According to Louis de Broglie's hypothesis, any moving particle has wave-like properties, and its associated wavelength ($$\lambda$$) is inversely proportional to its momentum. The momentum of a particle is its mass ($$m$$) multiplied by its velocity ($$v$$). So, the de Broglie wavelength is given by Planck's constant ($$h$$) divided by the particle's momentum ($$mv$$).

The problem specifies that we are interested in electrons "having the same velocity as the electron in the first Bohr orbit". We defined this velocity as $$v_1$$. Therefore, the de Broglie wavelength ($$\lambda_1$$) for such an electron is:

$$\lambda_1 = \frac{h}{m v_1}$$

**step4 Determine the Ratio of Circumference to Wavelength**

Finally, we need to find the ratio of the circumference of the first Bohr orbit ($$C_1$$) to the de Broglie wavelength ($$\lambda_1$$).
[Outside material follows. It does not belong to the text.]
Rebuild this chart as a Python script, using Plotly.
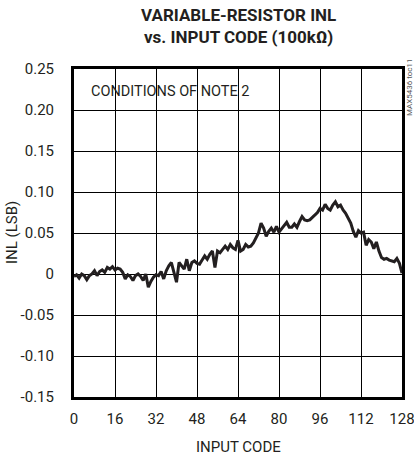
import plotly.graph_objects as go

codes = list(range(0, 129))
inl = [
    -0.003, -0.001, -0.005, 0.000, -0.002, -0.007, -0.002, 0.000,
    0.004, -0.002, 0.003, 0.005, 0.002, 0.008, 0.006, 0.009,
    0.005, 0.007, 0.006, 0.002, -0.006, -0.001, -0.003, -0.008,
    -0.002, 0.000, -0.003, -0.008, 0.000, -0.016, -0.009, -0.004,
    -0.001, -0.002, 0.003, -0.006, 0.004, 0.010, 0.014, 0.002,
    -0.010, 0.014, 0.010, 0.006, 0.018, 0.004, 0.014, 0.016,
    0.013, 0.012, 0.017, 0.022, 0.018, 0.024, 0.028, 0.008,
    0.028, 0.026, 0.030, 0.034, 0.030, 0.036, 0.032, 0.030,
    0.041, 0.028, 0.030, 0.036, 0.033, 0.034, 0.038, 0.044,
    0.050, 0.062, 0.056, 0.046, 0.052, 0.056, 0.051, 0.058,
    0.051, 0.055, 0.059, 0.063, 0.057, 0.057, 0.061, 0.057,
    0.064, 0.070, 0.066, 0.065, 0.066, 0.069, 0.072, 0.075,
    0.080, 0.078, 0.085, 0.080, 0.078, 0.084, 0.088, 0.082,
    0.084, 0.078, 0.074, 0.068, 0.062, 0.052, 0.045, 0.053,
    0.050, 0.051, 0.035, 0.042, 0.039, 0.031, 0.039, 0.028,
    0.020, 0.018, 0.019, 0.017, 0.016, 0.015, 0.019, 0.013,
    0.001,
]

x_ticks = [0, 16, 32, 48, 64, 80, 96, 112, 128]
y_ticks = [0.25, 0.20, 0.15, 0.10, 0.05, 0.0, -0.05, -0.10, -0.15]
y_tick_text = ["0.25", "0.20", "0.15", "0.10", "0.05", "0", "-0.05", "-0.10", "-0.15"]

FONT = "Roboto, Liberation Sans, sans-serif"
INK = "#231f20"

fig = go.Figure()
fig.add_trace(go.Scatter(
    x=codes, y=inl, mode="lines",
    line=dict(color=INK, width=3),
    showlegend=False, hoverinfo="skip", cliponaxis=False,
))

fig.update_layout(
    width=414, height=457,
    margin=dict(l=74, r=12, t=69, b=60, autoexpand=False),
    paper_bgcolor="white", plot_bgcolor="white",
    font=dict(family=FONT, size=15, color=INK),
    xaxis=dict(
        range=[0, 128], tickvals=x_ticks, ticktext=[str(v) for v in x_ticks],
        showgrid=True, gridcolor="black", gridwidth=1,
        showline=True, linecolor="black", linewidth=3, mirror=True,
        ticks="", zeroline=False, automargin=False,
        ticklabeloverflow="allow", ticklabelstandoff=6,
        tickfont=dict(family=FONT, size=15, color=INK),
    ),
    yaxis=dict(
        range=[-0.15, 0.25], tickvals=y_ticks, ticktext=y_tick_text,
        showgrid=True, gridcolor="black", gridwidth=1,
        showline=True, linecolor="black", linewidth=3, mirror=True,
        ticks="", zeroline=False, automargin=False,
        ticklabeloverflow="allow", ticklabelstandoff=14,
        tickfont=dict(family=FONT, size=15, color=INK),
    ),
    annotations=[
        dict(text="<b>VARIABLE-RESISTOR INL<br>vs. INPUT CODE (100kΩ)</b>",
             xref="paper", yref="paper", x=0.5, y=1.0, yshift=43,
             xanchor="center", yanchor="middle", showarrow=False,
             font=dict(family=FONT, size=17, color=INK)),
        dict(text="INPUT CODE", xref="paper", yref="paper", x=0.5, y=0.0, yshift=-50,
             xanchor="center", yanchor="middle", showarrow=False,
             font=dict(family=FONT, size=15, color=INK)),
        dict(text="INL (LSB)", xref="paper", yref="paper", x=0.0, xshift=-62, y=0.5,
             textangle=-90, xanchor="center", yanchor="middle", showarrow=False,
             font=dict(family=FONT, size=15, color=INK)),
        dict(text="CONDITIONS OF NOTE 2", xref="x", yref="y", x=6, y=0.223,
             xanchor="left", yanchor="middle", showarrow=False,
             font=dict(family=FONT, size=14.5, color=INK)),
        dict(text="MAX5436 toc11", xref="paper", yref="paper", x=1.0, xshift=7,
             y=1.0, yshift=-18, textangle=-90, xanchor="center", yanchor="middle",
             showarrow=False, font=dict(family=FONT, size=8, color="#555555")),
    ],
)

fig.write_html("out.html", config={"displayModeBar": False},
               post_script="document.body.style.margin='0';document.body.style.padding='0';")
We will divide the expression for $$C_1$$ by the expression for $$\lambda_1$$.

$$\text{Ratio} = \frac{C_1}{\lambda_1}$$

Substitute the expressions we derived for $$C_1$$ and $$\lambda_1$$:

$$\text{Ratio} = \frac{\frac{h}{m v_1}}{\frac{h}{m v_1}}$$

Since the numerator and the denominator are identical, their ratio is 1.

$$\text{Ratio} = 1$$

Therefore, the ratio is $$1:1$$.